No início era o verbo.

Meu primeiro contato com a música brasileira foi através das letras. Meu pai tinha um caderninho de capa preta, tipo brochura, com inúmeras letras manuscritas, com sua ortografia caprichada, forjada em aulas de caligrafia. Eram letras de sambas, boleros e versões de tangos. Meu pai não cantava e, por isso, aprendi a gostar de algumas letras de música sem conhecer suas melodias. Duas, das que eu mais gostava, eram Molambo de Jaime Florence e Augusto Mesquita e Neste mesmo lugar de Armando Cavalcanti e Klécius Caldas. Amei essas músicas durante anos, sem conhecer as melodias.

Um dia chegou uma vitrola em casa. Velha, usada, com alguns defeitos. E os discos começaram, também, a chegar. Um deles, Serenata, de Silvio Caldas, me desvendaram algumas das melodias do caderninho. A música, pra mim, estava, invariavelmente, ligada às letras. Por isso, eu não via sentido em ouvir canções instrumentais, como um disco de Waldir Calmon (Feito para dançar) que meu pai insistia em tocar. Música sem letra não era nada. Nem clássica, nem jazz, nem chorinho. Nada! Música tinha que ter letra, mesmo que eu não a entendesse. Faziam minha cabeça as letras em inglês, indecifráveis, pra mim. Indecifráveis, mas reproduzidas, a meu jeito.

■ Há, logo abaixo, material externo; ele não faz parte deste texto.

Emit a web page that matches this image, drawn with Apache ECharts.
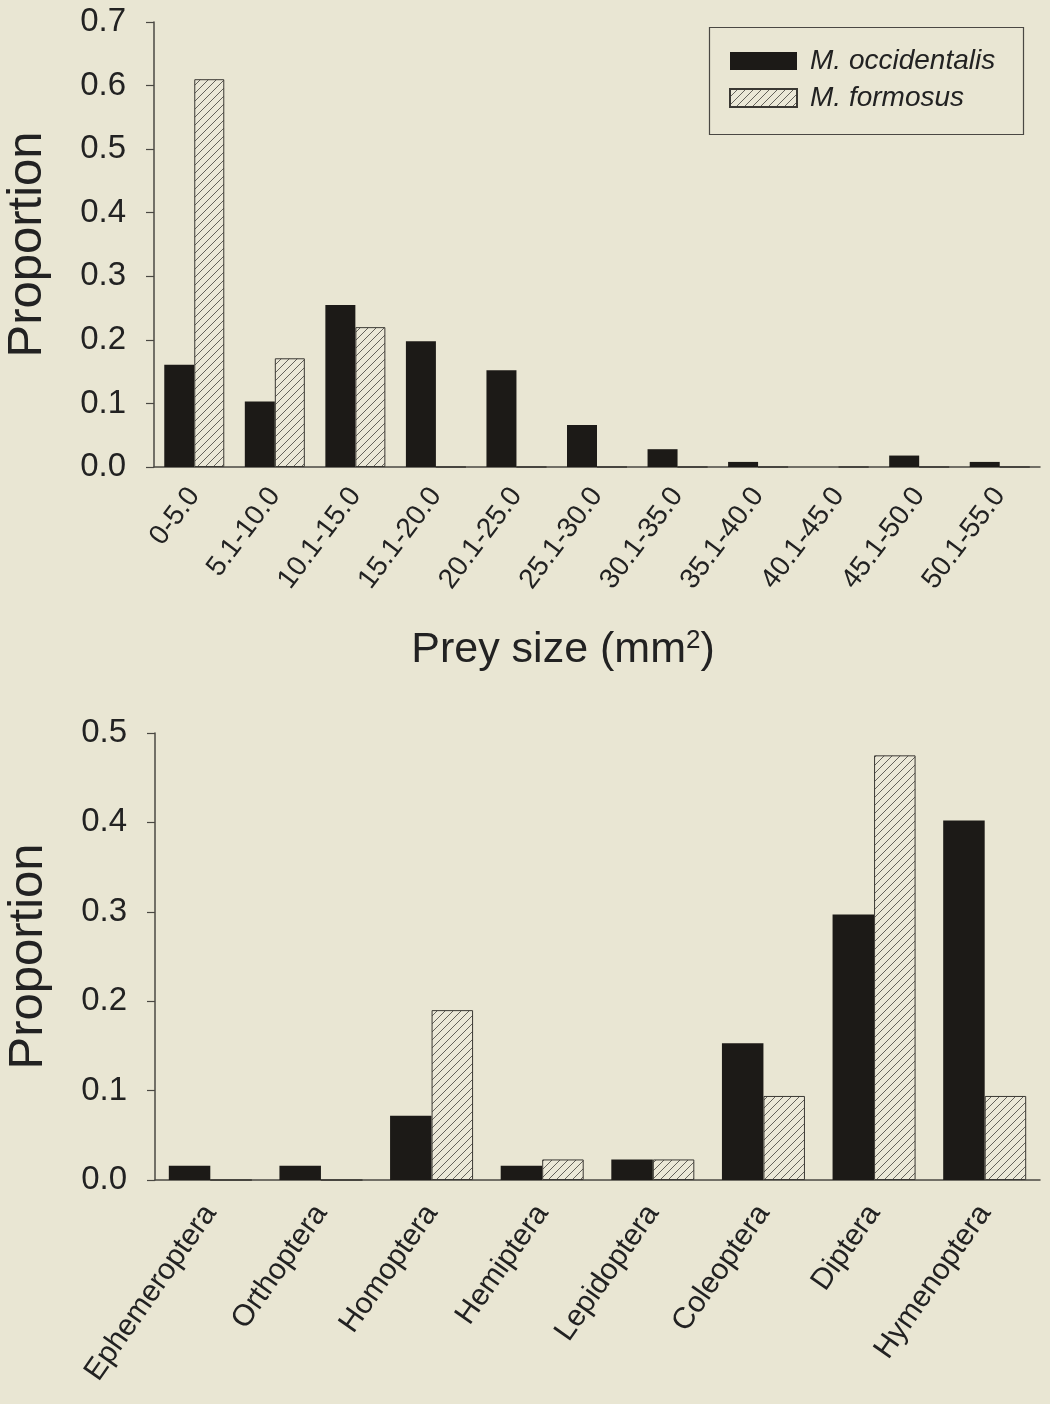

Despertei pra música instrumental por causa de Egberto Gismonti. Aos 15 anos me caiu nas mãos o disco Corações Futuristas e eu fiquei maluco. Nada se parecia com aquilo, até então. Cada nota, cada acorde, colocado no lugar exato. Aliás, a exatidão foi o que mais me seduziu na música de Egberto. Não queria saber de ouvir outra coisa. E a música instrumental se abriu pro meu paladar, dando chance pro jazz, pro choro, pra Mozart. A palavra não era mais tão absoluta, embora me emocionassem algumas letras de Geraldo Carneiro colocadas nas melodias de Gismonti.

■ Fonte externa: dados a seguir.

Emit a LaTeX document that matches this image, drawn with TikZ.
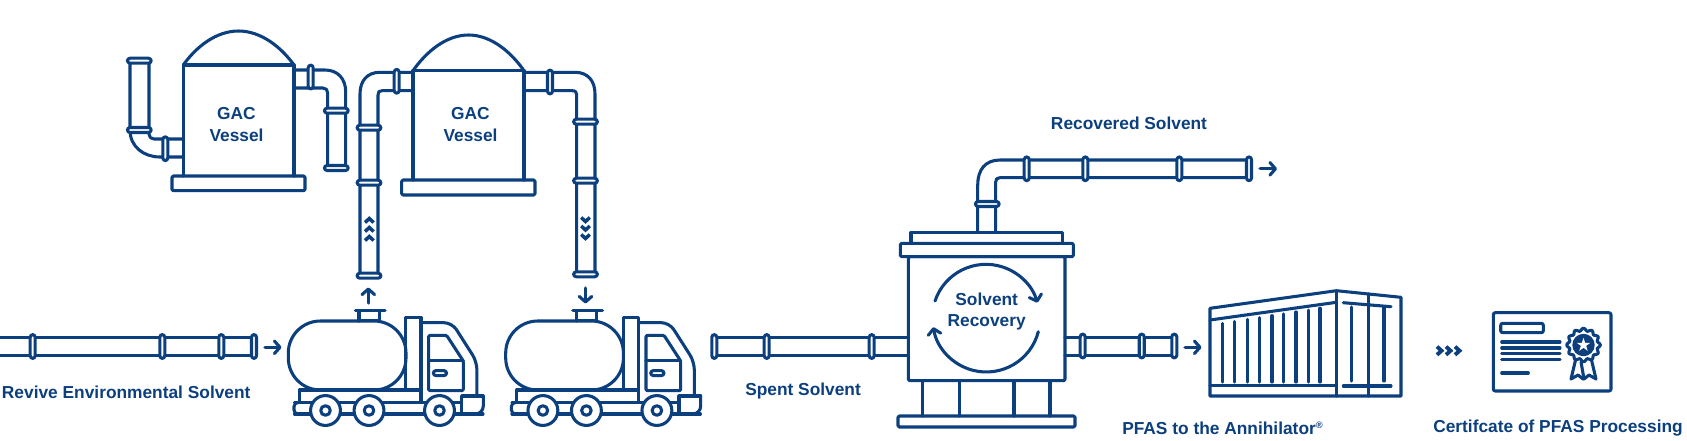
\documentclass[tikz,border=0pt]{standalone}
\usepackage{fontspec}
\setmainfont{Liberation Sans}
\usetikzlibrary{arrows.meta}
\definecolor{navy}{HTML}{0B3F7E}
\tikzset{
  ln/.style={draw=navy,line width=2.3pt,line join=round,line cap=round},
  flange/.style={ln,fill=white,rounded corners=2pt},
  chev/.style={draw=navy,line width=2.6pt,line join=miter},
  arw/.style={ln,-{Straight Barb[length=4.2pt,width=9.5pt,line width=2.3pt,round]}},
  lbl/.style={text=navy,font=\bfseries\fontsize{13pt}{14pt}\selectfont,inner sep=0pt},
  vlbl/.style={lbl,align=center}
}
% vertical-standing flange at x,y (on a horizontal pipe)
\newcommand\vfl[2]{\draw[flange] (#1-2.5,#2-11.9) rectangle (#1+2.5,#2+11.9);}
% horizontal-lying flange at x,y (on a vertical pipe)
\newcommand\hfl[2]{\draw[flange] (#1-11.9,#2-2.5) rectangle (#1+11.9,#2+2.5);}
\newcommand\truck{
  \draw[ln,rounded corners=24pt] (288.3,321) rectangle (406,390);
  \draw[ln,line width=2.6pt] (355.5,310.5) -- (385,310.5);
  \draw[ln] (359,311) -- (359,321) (379.3,311) -- (379.3,321);
  \draw[ln] (359,320.5) -- (379.3,320.5);
  \draw[ln] (405.7,390) -- (405.7,317.3) -- (421,317.3) -- (421,402);
  \draw[ln,rounded corners=6pt] (421,322.7) -- (452,322.7) -- (476.9,361.7) -- (476.9,396);
  \draw[ln] (428.6,360.3) -- (463.3,360.3);
  \draw[ln,rounded corners=1pt] (428.6,335.3) -- (446.6,335.3) -- (463.3,361) -- (463.3,390.7) -- (428.6,390.7) -- cycle;
  \draw[ln,rounded corners=2pt] (433.3,370.6) rectangle (446.6,375.6);
  \draw[ln] (299.3,402) -- (299.3,390) -- (421,390);
  \draw[ln] (294.5,402.5) -- (461.6,402.5);
  \draw[ln] (294.5,414) -- (483,414);
  \draw[ln,rounded corners=3pt] (299,402.5) -- (294,402.5) -- (294,414) -- (299,414);
  \draw[ln,rounded corners=6pt] (483.3,396) -- (483.3,414) -- (470,414);
  \draw[ln] (461.6,414) -- (461.6,396) -- (483.3,396);
  \foreach \wx in {325.5,369,439.5}{
    \draw[ln,fill=white] (\wx,410.5) circle[radius=11.2pt];
    \draw[ln,fill=white] (\wx,410.5) circle[radius=3.6pt];
  }
}
\begin{document}
\begin{tikzpicture}[x=.75pt,y=-.75pt]
\useasboundingbox[fill=white] (0,0) rectangle (1687,440);

%% ---------- GAC vessel 1
\draw[ln] (183.3,176) -- (183.3,65) -- (294,65) -- (294,176);
\draw[ln] (183.3,65) .. controls (196,47) and (216,31) .. (238.5,31) .. controls (261,31) and (281,47) .. (294,65);
\draw[ln,rounded corners=1pt] (172,176) rectangle (305,190.7);
\node[vlbl] (gac1) at (236.5,124.5) {GAC\\[2.4pt]Vessel};
% left pipe
\draw[ln] (130,60.7) -- (130,130) .. controls (130,147) and (144,157) .. (160,157) -- (183.3,157);
\draw[ln] (149,60.7) -- (149,134) .. controls (149,137) and (151,139) .. (154,139) -- (183.3,139);
\vfl{165.3}{148.7}
\hfl{139.3}{60.7}
\hfl{139.3}{130}
% right pipe
\draw[ln] (294,70) -- (325,70) .. controls (338,70) and (345.7,79) .. (345.7,92) -- (345.7,168);
\draw[ln] (294,88) -- (323,88) .. controls (326,88) and (327.7,90) .. (327.7,93) -- (327.7,168);
\vfl{310.7}{77}
\hfl{336.3}{110.7}
\hfl{336.3}{168}

%% ---------- GAC vessel 2
\draw[ln] (413,180) -- (413,70.7) -- (524,70.7) -- (524,180);
\draw[ln] (413,70.7) .. controls (426,52) and (446,35) .. (468.5,35) .. controls (491,35) and (511,52) .. (524,70.7);
\draw[ln,rounded corners=1pt] (401.7,180) rectangle (535,195);
\node[vlbl] (gac2) at (470.5,124.5) {GAC\\[2.4pt]Vessel};
% left riser
\draw[ln] (413,72.3) -- (380,72.3) .. controls (367,72.3) and (360,81) .. (360,94) -- (360,275.7);
\draw[ln] (413,90.7) -- (382,90.7) .. controls (379,90.7) and (378,92) .. (378,95) -- (378,275.7);
\vfl{396.7}{81.3}
\hfl{369}{127.7}
\hfl{369}{182.7}
\hfl{369}{275.7}
% right downcomer
\draw[ln] (524,72.3) -- (575,72.3) .. controls (588,72.3) and (595,81) .. (595,94) -- (595,274.3);
\draw[ln] (524,90.7) -- (572,90.7) .. controls (575.5,90.7) and (576.7,92) .. (576.7,95) -- (576.7,274.3);
\vfl{550}{82}
\hfl{585.5}{121.7}
\hfl{585.5}{180.7}
\hfl{585.5}{274.3}
% chevrons in the pipes
\foreach \cy in {220,229,238}{
  \draw[chev] (365,\cy+2.5) -- (369.3,\cy-1.5) -- (373.6,\cy+2.5);
}
\foreach \cy in {220,228.5,237}{
  \draw[chev] (581.2,\cy-2.5) -- (585.5,\cy+1.5) -- (589.8,\cy-2.5);
}

%% ---------- inlet pipe
\draw[ln] (0,337.3) -- (254,337.3) (0,355.7) -- (254,355.7);
\foreach \fx in {32.7,162.3,221.3,254}{\vfl{\fx}{346.5}}
\coordinate (in a) at (265,347.3);
\coordinate (in b) at (281.5,347.3);
\draw[arw] (in a) -- (in b);
\node[lbl,anchor=west] (revive) at (1.7,392.5) {Revive Environmental Solvent};

%% ---------- trucks
\truck
\begin{scope}[shift={(217.4,0)}]
\truck
\end{scope}
\coordinate (up a) at (368.3,303);
\coordinate (up b) at (368.3,287.5);
\draw[arw] (up a) -- (up b);
\coordinate (dn a) at (585.5,288);
\coordinate (dn b) at (585.5,303.5);
\draw[arw] (dn a) -- (dn b);

%% ---------- spent solvent pipe
\draw[ln] (714.3,337.3) -- (908.3,337.3) (714.3,355.5) -- (908.3,355.5);
\foreach \fx in {714.3,766.7,871.7}{\vfl{\fx}{346.5}}
\node[lbl,anchor=west] (spent) at (745,391.5) {Spent Solvent};

%% ---------- solvent recovery unit
\draw[ln,rounded corners=1pt] (908.3,256.7) rectangle (1065,380.7);
\draw[ln,rounded corners=1pt] (900.3,243.3) rectangle (1073.3,256.7);
\draw[ln] (911,243.3) -- (911,232.3) -- (1062.7,232.3) -- (1062.7,243.3);
\foreach \lx in {922.3,959.3,1014,1050}{\draw[ln] (\lx,380.7) -- (\lx,416);}
\draw[ln,rounded corners=1pt] (898,416) rectangle (1075,427);
\draw[arw] (935,301) arc[start angle=161.5,end angle=16.7,radius=40.3pt];
\draw[arw] (1038.3,331.7) arc[start angle=-14.5,end angle=-170.4,radius=40.3pt];
\node[vlbl] (recov) at (986.7,311.5) {Solvent\\[2pt]Recovery};

%% recovered pipe
\draw[ln] (977.7,232.3) -- (977.7,185) .. controls (977.7,170) and (985,160) .. (1000,160) -- (1249,160);
\draw[ln] (995.7,232.3) -- (995.7,182) .. controls (995.7,179) and (997,177.7) .. (1000,177.7) -- (1249,177.7);
\hfl{987.3}{204}
\foreach \fx in {1026.7,1085.3,1179.3,1249}{\vfl{\fx}{168.8}}
\coordinate (rc a) at (1260,168.8);
\coordinate (rc b) at (1277,168.8);
\draw[arw] (rc a) -- (rc b);
\node[lbl] (recovered) at (1129,123.5) {Recovered Solvent};

%% outlet pipe
\draw[ln] (1065,337.3) -- (1174.3,337.3) (1065,355.5) -- (1174.3,355.5);
\foreach \fx in {1082.7,1141.7,1174.3}{\vfl{\fx}{346}}
\coordinate (out a) at (1185,347.3);
\coordinate (out b) at (1201.5,347.3);
\draw[arw] (out a) -- (out b);

%% ---------- container
\draw[ln] (1210,396) -- (1210,308.3) -- (1336.4,290.7) -- (1401,297.3) -- (1401,396) -- cycle;
\draw[ln] (1210,320) -- (1336.4,302.3);
\draw[ln] (1336.4,290.7) -- (1336.4,396);
\draw[ln] (1368.7,294) -- (1368.7,396);
\draw[ln] (1210,385.7) -- (1336.4,385.7);
\foreach \rx in {1222.7,1234.3,1247.3,1259.3,1272,1283.7,1296,1308.3,1320}{
  \draw[ln] (\rx,{323.3-0.155*(\rx-1222.7)}) -- (\rx,382);
}
\draw[ln] (1343.3,302.7) -- (1391,306.7);
\draw[ln] (1343.3,386) -- (1391,386);
\draw[ln] (1351.7,307) -- (1351.7,381);
\draw[ln] (1384,307) -- (1384,381);
\node[lbl,anchor=west] (pfas) at (1122,428) {PFAS to the Annihilator\textsuperscript{\fontsize{7pt}{8pt}\selectfont ®}};

%% ---------- chevrons
\foreach \cx in {1437,1446,1455}{
  \draw[chev,line width=2.9pt] (\cx,346.6) -- (\cx+4.5,350.7) -- (\cx,354.8);
}

%% ---------- certificate
\draw[ln,rounded corners=1.5pt] (1493.3,312.7) rectangle (1611,391);
\draw[ln,rounded corners=1.5pt] (1500.7,323.3) rectangle (1543.3,332.7);
\foreach \ly in {342,348,353.7,359.3}{\draw[ln] (1501.7,\ly) -- (1560,\ly);}
\draw[ln] (1501.7,373) -- (1528.3,373);
% ribbon
\draw[ln,fill=white] (1576,358) -- (1571,379) -- (1578,375) -- (1583,379) -- (1586,362);
\draw[ln,fill=white] (1591,358) -- (1596,379) -- (1589,375) -- (1584,379) -- (1581,362);
% seal
\draw[ln,fill=white,smooth] plot[domain=0:360,samples=97] ({1583.5+(15.5+1.3*cos(12*\x))*cos(\x)},{345+(15.5+1.3*cos(12*\x))*sin(\x)}) -- cycle;
\fill[navy] (1583.5,345) circle[radius=8.4pt];
\fill[white] plot[samples at={90,162,234,306,18}] ({1583.5+7.2*cos(2*\x-90)},{345-7.2*sin(2*\x-90)}) -- cycle;
\node[lbl,anchor=west] (cert) at (1433,428.5) {Certifcate of PFAS Processing};
\end{tikzpicture}
\end{document}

Egberto namorou a música indígena, revelou-me Villa-Lobos e a música eletrônica.

Hoje, faz tempo que não ouço falar nele. Muito pouco conhecido no Brasil, é incensado na Europa e é mais fácil encontrar CDs dele quando viajo pra Alemanha do que nas nossas lojas, onde só se encontram coletâneas. Sumiu do mapa. Sinto saudades de ouvir coisas dele.

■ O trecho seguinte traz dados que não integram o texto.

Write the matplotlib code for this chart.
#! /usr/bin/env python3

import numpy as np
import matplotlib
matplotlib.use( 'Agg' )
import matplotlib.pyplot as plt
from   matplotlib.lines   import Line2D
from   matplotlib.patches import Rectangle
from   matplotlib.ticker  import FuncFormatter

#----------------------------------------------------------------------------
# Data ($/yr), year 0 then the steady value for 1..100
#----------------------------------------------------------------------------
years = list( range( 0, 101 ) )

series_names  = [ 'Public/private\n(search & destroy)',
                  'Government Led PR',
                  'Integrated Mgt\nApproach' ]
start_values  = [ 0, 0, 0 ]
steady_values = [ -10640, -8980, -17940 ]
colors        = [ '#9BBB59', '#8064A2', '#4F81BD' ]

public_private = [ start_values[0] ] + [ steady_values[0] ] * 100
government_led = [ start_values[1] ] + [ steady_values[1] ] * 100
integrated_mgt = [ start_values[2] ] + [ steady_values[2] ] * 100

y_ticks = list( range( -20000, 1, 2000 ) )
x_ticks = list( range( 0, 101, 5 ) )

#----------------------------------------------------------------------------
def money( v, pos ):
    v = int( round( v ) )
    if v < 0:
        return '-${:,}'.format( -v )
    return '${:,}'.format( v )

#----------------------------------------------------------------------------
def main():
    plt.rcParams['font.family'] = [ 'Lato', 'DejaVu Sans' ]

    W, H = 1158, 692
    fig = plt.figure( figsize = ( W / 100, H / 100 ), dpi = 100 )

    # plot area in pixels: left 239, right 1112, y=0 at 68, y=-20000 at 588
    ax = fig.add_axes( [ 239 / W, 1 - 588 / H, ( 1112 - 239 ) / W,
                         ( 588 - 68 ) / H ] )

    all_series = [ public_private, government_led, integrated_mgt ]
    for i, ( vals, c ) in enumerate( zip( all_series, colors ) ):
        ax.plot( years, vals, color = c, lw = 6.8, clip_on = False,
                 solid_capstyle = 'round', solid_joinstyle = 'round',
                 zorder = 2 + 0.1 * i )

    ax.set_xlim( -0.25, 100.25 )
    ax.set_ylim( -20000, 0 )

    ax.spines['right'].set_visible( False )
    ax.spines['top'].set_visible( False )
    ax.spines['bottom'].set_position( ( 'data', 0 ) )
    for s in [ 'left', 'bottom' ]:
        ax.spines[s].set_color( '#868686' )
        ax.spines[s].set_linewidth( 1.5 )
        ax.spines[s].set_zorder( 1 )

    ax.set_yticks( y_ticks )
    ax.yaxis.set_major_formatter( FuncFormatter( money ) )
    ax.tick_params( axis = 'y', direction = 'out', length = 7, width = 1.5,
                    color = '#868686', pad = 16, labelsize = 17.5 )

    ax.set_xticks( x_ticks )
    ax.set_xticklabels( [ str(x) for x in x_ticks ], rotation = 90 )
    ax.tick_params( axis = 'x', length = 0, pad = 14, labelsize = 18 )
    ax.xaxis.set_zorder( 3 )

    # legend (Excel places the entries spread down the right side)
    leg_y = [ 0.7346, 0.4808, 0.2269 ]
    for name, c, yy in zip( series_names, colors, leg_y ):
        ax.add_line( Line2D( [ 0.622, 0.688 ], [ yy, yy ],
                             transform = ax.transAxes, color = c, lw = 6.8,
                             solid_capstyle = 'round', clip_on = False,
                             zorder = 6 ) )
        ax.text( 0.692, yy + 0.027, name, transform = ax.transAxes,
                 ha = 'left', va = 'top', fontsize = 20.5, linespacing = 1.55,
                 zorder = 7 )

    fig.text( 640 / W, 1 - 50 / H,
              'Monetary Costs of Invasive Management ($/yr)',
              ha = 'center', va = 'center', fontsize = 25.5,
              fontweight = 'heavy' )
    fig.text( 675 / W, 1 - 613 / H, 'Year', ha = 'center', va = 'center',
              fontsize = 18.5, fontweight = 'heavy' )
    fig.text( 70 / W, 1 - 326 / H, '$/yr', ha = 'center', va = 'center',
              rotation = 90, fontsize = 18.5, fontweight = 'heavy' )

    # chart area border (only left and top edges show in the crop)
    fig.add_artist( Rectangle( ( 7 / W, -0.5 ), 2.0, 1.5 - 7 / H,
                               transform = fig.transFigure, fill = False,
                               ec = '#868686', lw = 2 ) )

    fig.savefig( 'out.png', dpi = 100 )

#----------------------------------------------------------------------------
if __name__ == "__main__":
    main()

Em tempo: Essa caricatura é do grande Baptistão.

7 comentários:

Marcia disse...

conheci Villa-Lobos por meio dele. nunca esqueci o quanto me tocou. :)

Claudia Lyra disse...

Quando eu era garota, gostar de Egberto Gismonti era o supra-sumo da finésse intelectual. Até que eu tentava, fazia cara de inteligente ao ouvir alguma música dele... mas sou muito chulé mesmo.

Maria Helena disse...

Arnaldo,
A boa música sempre faz bem ao ouvido, quer na poesia das letras, quer nos arpejos e acordes da melodia.
Bjs

Graziana Fraga dos Santos disse...

Arnaldo
sempre preferi musica com letra, de preferencia musica brasileira, mas quando ouvi os primeiros chorinhos tive que voltar atrás, musica instrumental tem o seu valor, como disse a maria helena, a boa música sempre faz bem ao ouvido!

Unknown disse...

Grande Arnaldo,

eu sou totalmente ligado nas letras das músicas. Completamente. Tanto que meu sonho era viver como letrista de canção popular. Ser assim, um Paulo César Pinheiro, que paga suas contas dos direitos autorais que recebe todo mês, das letras que faz sob encomenda para os amigos e das palestras que dá Brasil afora sobre a arte de letrar uma melodia. Esse universo me é fascinante. E eu defendo que a música brasileira não é a melhor do mundo só por causa de seus geniais instrumentistas, mas pela beleza e qualidade de sua poesia!

Em tempo: um samba meu foi classificado entre os 12 finalistas do I Festival de Samba Paulista, que acontece dias 26 e 27 no teatro Tuca, em São Paulo. A Anabela irá defender ao lado do time do Cupinzeiro. Cruze os dedos, o júri será composto por Paulo Vanzolini e Eduardo Gudin, entre outras cobras.

PS: estou de férias e mais do que disposto e disponível para armar aquela paella fatal.

Diego Moreira disse...

Meu camarada, no pouco tempo que frequentei a portentosa Escola de Música Villa-Lobos, aqui no Rio, na caprichosa rua Ramalho Ortigão, ouvi falar muito bem da arte deste Caboclo que você exalta, aqui no teu Baú.

Confesso que nunca ouvi rigorosamente nada do cara (nem a música do post) pois sabes que minha "máquina básica" não tem nem placa de som...

Senti, com o post, o cheiro dos velhos corredores da Escola. Posso ver-me ao violão, jogado no chão, na escadaria, ou mesmo na varanda lá em cima, tocando, com displicência, qualquer coisa que me comovesse, naqueles idos de 1997, aos 15 de idade, muito mais menino do que hoje.

Bela lembrança. Vou procurar algo dele pra ouvir.
Abraços!

Eli Carlos Vieira disse...

Sem dúvida uma ótima oportunidade para conhecer melhor esse artista que eu conhecia só por ouvir falar!